Your goal:
Output the material exactly, but drop every image it holds.

Given records:
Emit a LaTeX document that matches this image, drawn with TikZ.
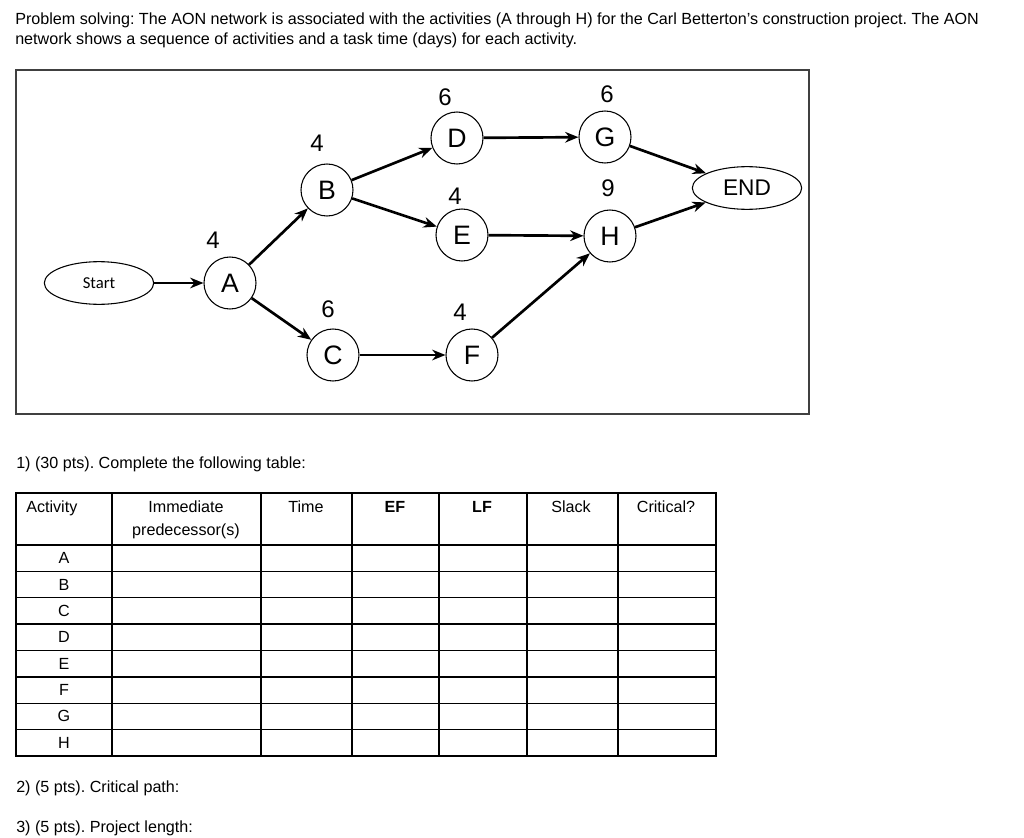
\documentclass[tikz,border=0pt]{standalone}
\usepackage{fontspec}
\setmainfont{Liberation Sans}
\newfontfamily\startfont{Carlito}
\usetikzlibrary{arrows.meta,shapes.geometric}
\frenchspacing

\begin{document}
\begin{tikzpicture}[x=0.75pt, y=-0.75pt, font=\fontsize{12.1}{15}\selectfont,
  act/.style={circle, draw, line width=0.8pt, minimum size=39pt, inner sep=0pt,
    font=\fontsize{20}{20}\selectfont},
  term/.style={ellipse, draw, line width=0.8pt, minimum width=82pt,
    minimum height=32pt, inner sep=0pt},
  dur/.style={font=\fontsize{18}{18}\selectfont},
  link/.style={line width=2pt, -{Stealth[length=10pt,width=8pt]}},
  cell/.style={line width=1pt},
  txt/.style={anchor=base west, inner sep=0pt}]
  \useasboundingbox (0,0) rectangle (1024,838);

  % Problem statement
  \node[txt] (intro1) at (15,25) {Problem solving: The AON network is associated with the activities (A through H) for the Carl Betterton’s construction project. The AON};
  \node[txt] (intro2) at (15,45) {network shows a sequence of activities and a task time (days) for each activity.};

  % Frame round the network
  \draw[line width=1.2pt, black!75] (16,70) rectangle (809,414);

  % Activity nodes
  \node[term, font=\startfont\fontsize{12.5}{12.5}\selectfont] (start) at (99,283) {Start};
  \node[act] (A) at (230,283) {A};
  \node[act] (B) at (327,190) {B};
  \node[act] (C) at (333,355) {C};
  \node[act] (D) at (457,138) {D};
  \node[act] (E) at (462,235) {E};
  \node[act] (F) at (472,355) {F};
  \node[act] (G) at (605,137) {G};
  \node[act] (H) at (610,236) {H};
  \node[term, font=\fontsize{17}{17}\selectfont] (finish) at (747,188) {END};

  % Task times above the nodes
  \node[dur] (tA) at (213,240) {4};
  \node[dur] (tB) at (317,143) {4};
  \node[dur] (tC) at (328,309) {6};
  \node[dur] (tD) at (445,97) {6};
  \node[dur] (tE) at (455,196) {4};
  \node[dur] (tF) at (460,312) {4};
  \node[dur] (tG) at (607,94) {6};
  \node[dur] (tH) at (608,188) {9};

  % Precedence arrows
  \draw[link] (start) -- (A);
  \draw[link] (A) -- (B);
  \draw[link] (A) -- (C);
  \draw[link] (B) -- (D);
  \draw[link] (B) -- (E);
  \draw[link] (C) -- (F);
  \draw[link] (D) -- (G);
  \draw[link] (E) -- (H);
  \draw[link] (F) -- (H);
  \draw[link] (G) -- (finish);
  \draw[link] (H) -- (finish);

  % Question 1 and its table
  \node[txt] (q1) at (16,468) {1) (30 pts). Complete the following table:};
  \draw[cell] (16,493) rectangle (716,756);
  \foreach \x in {112,261,352,439,527,618}
    \draw[cell] (\x,493) -- (\x,756);
  \foreach \i in {0,...,7}
    \draw[cell] (16,{545+\i*26.375}) -- (716,{545+\i*26.375});

  % Header cells
  \node[txt] (hAct) at (26,512) {Activity};
  \node[anchor=base, inner sep=0pt] (hPre1) at (186,512) {Immediate};
  \node[anchor=base, inner sep=0pt] (hPre2) at (186,535) {predecessor(s)};
  \node[anchor=base, inner sep=0pt] (hTime) at (306,512) {Time};
  \node[anchor=base, inner sep=0pt, font=\fontsize{12.1}{15}\selectfont\bfseries] (hEF) at (395,512) {EF};
  \node[anchor=base, inner sep=0pt, font=\fontsize{12.1}{15}\selectfont\bfseries] (hLF) at (482,512) {LF};
  \node[anchor=base, inner sep=0pt] (hSlack) at (571,512) {Slack};
  \node[anchor=base, inner sep=0pt] (hCrit) at (666,512) {Critical?};

  % Row labels
  \foreach \l [count=\i] in {A,B,C,D,E,F,G,H}
    \node (row\l) at (64,{545+(\i-0.5)*26.375}) {\l};

  % Questions 2 and 3
  \node[txt] (q2) at (16,792) {2) (5 pts). Critical path:};
  \node[txt] (q3) at (16,832) {3) (5 pts). Project length:};
\end{tikzpicture}
\end{document}
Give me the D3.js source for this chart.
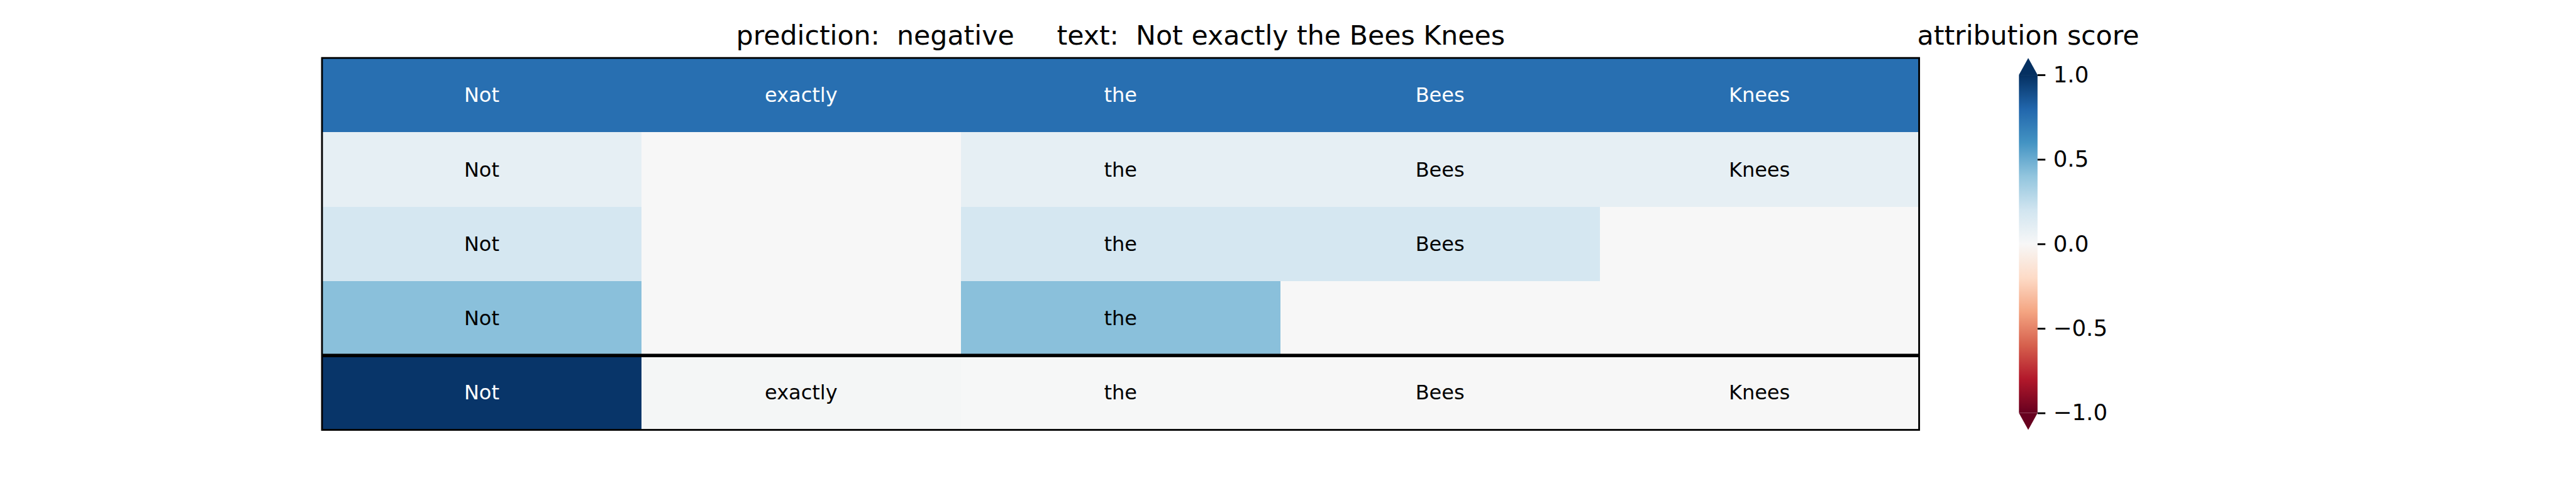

Finished exercise:
Emit a LaTeX document that matches this image, drawn with TikZ.
\documentclass[tikz,border=0pt]{standalone}
\usepackage{fontspec}
\setmainfont{Liberation Sans}
\newfontfamily\startfont{Carlito}
\usetikzlibrary{arrows.meta,shapes.geometric}
\frenchspacing

\begin{document}
\begin{tikzpicture}[x=0.75pt, y=-0.75pt, font=\fontsize{12.1}{15}\selectfont,
  act/.style={circle, draw, line width=0.8pt, minimum size=39pt, inner sep=0pt,
    font=\fontsize{20}{20}\selectfont},
  term/.style={ellipse, draw, line width=0.8pt, minimum width=82pt,
    minimum height=32pt, inner sep=0pt},
  dur/.style={font=\fontsize{18}{18}\selectfont},
  link/.style={line width=2pt, -{Stealth[length=10pt,width=8pt]}},
  cell/.style={line width=1pt},
  txt/.style={anchor=base west, inner sep=0pt}]
  \useasboundingbox (0,0) rectangle (1024,838);

  % Problem statement
  \node[txt] (intro1) at (15,25) {Problem solving: The AON network is associated with the activities (A through H) for the Carl Betterton’s construction project. The AON};
  \node[txt] (intro2) at (15,45) {network shows a sequence of activities and a task time (days) for each activity.};

  % Frame round the network
  \draw[line width=1.2pt, black!75] (16,70) rectangle (809,414);

  % Activity nodes
  \node[term, font=\startfont\fontsize{12.5}{12.5}\selectfont] (start) at (99,283) {Start};
  \node[act] (A) at (230,283) {A};
  \node[act] (B) at (327,190) {B};
  \node[act] (C) at (333,355) {C};
  \node[act] (D) at (457,138) {D};
  \node[act] (E) at (462,235) {E};
  \node[act] (F) at (472,355) {F};
  \node[act] (G) at (605,137) {G};
  \node[act] (H) at (610,236) {H};
  \node[term, font=\fontsize{17}{17}\selectfont] (finish) at (747,188) {END};

  % Task times above the nodes
  \node[dur] (tA) at (213,240) {4};
  \node[dur] (tB) at (317,143) {4};
  \node[dur] (tC) at (328,309) {6};
  \node[dur] (tD) at (445,97) {6};
  \node[dur] (tE) at (455,196) {4};
  \node[dur] (tF) at (460,312) {4};
  \node[dur] (tG) at (607,94) {6};
  \node[dur] (tH) at (608,188) {9};

  % Precedence arrows
  \draw[link] (start) -- (A);
  \draw[link] (A) -- (B);
  \draw[link] (A) -- (C);
  \draw[link] (B) -- (D);
  \draw[link] (B) -- (E);
  \draw[link] (C) -- (F);
  \draw[link] (D) -- (G);
  \draw[link] (E) -- (H);
  \draw[link] (F) -- (H);
  \draw[link] (G) -- (finish);
  \draw[link] (H) -- (finish);

  % Question 1 and its table
  \node[txt] (q1) at (16,468) {1) (30 pts). Complete the following table:};
  \draw[cell] (16,493) rectangle (716,756);
  \foreach \x in {112,261,352,439,527,618}
    \draw[cell] (\x,493) -- (\x,756);
  \foreach \i in {0,...,7}
    \draw[cell] (16,{545+\i*26.375}) -- (716,{545+\i*26.375});

  % Header cells
  \node[txt] (hAct) at (26,512) {Activity};
  \node[anchor=base, inner sep=0pt] (hPre1) at (186,512) {Immediate};
  \node[anchor=base, inner sep=0pt] (hPre2) at (186,535) {predecessor(s)};
  \node[anchor=base, inner sep=0pt] (hTime) at (306,512) {Time};
  \node[anchor=base, inner sep=0pt, font=\fontsize{12.1}{15}\selectfont\bfseries] (hEF) at (395,512) {EF};
  \node[anchor=base, inner sep=0pt, font=\fontsize{12.1}{15}\selectfont\bfseries] (hLF) at (482,512) {LF};
  \node[anchor=base, inner sep=0pt] (hSlack) at (571,512) {Slack};
  \node[anchor=base, inner sep=0pt] (hCrit) at (666,512) {Critical?};

  % Row labels
  \foreach \l [count=\i] in {A,B,C,D,E,F,G,H}
    \node (row\l) at (64,{545+(\i-0.5)*26.375}) {\l};

  % Questions 2 and 3
  \node[txt] (q2) at (16,792) {2) (5 pts). Critical path:};
  \node[txt] (q3) at (16,832) {3) (5 pts). Project length:};
\end{tikzpicture}
\end{document}
Give me the D3.js source for this chart.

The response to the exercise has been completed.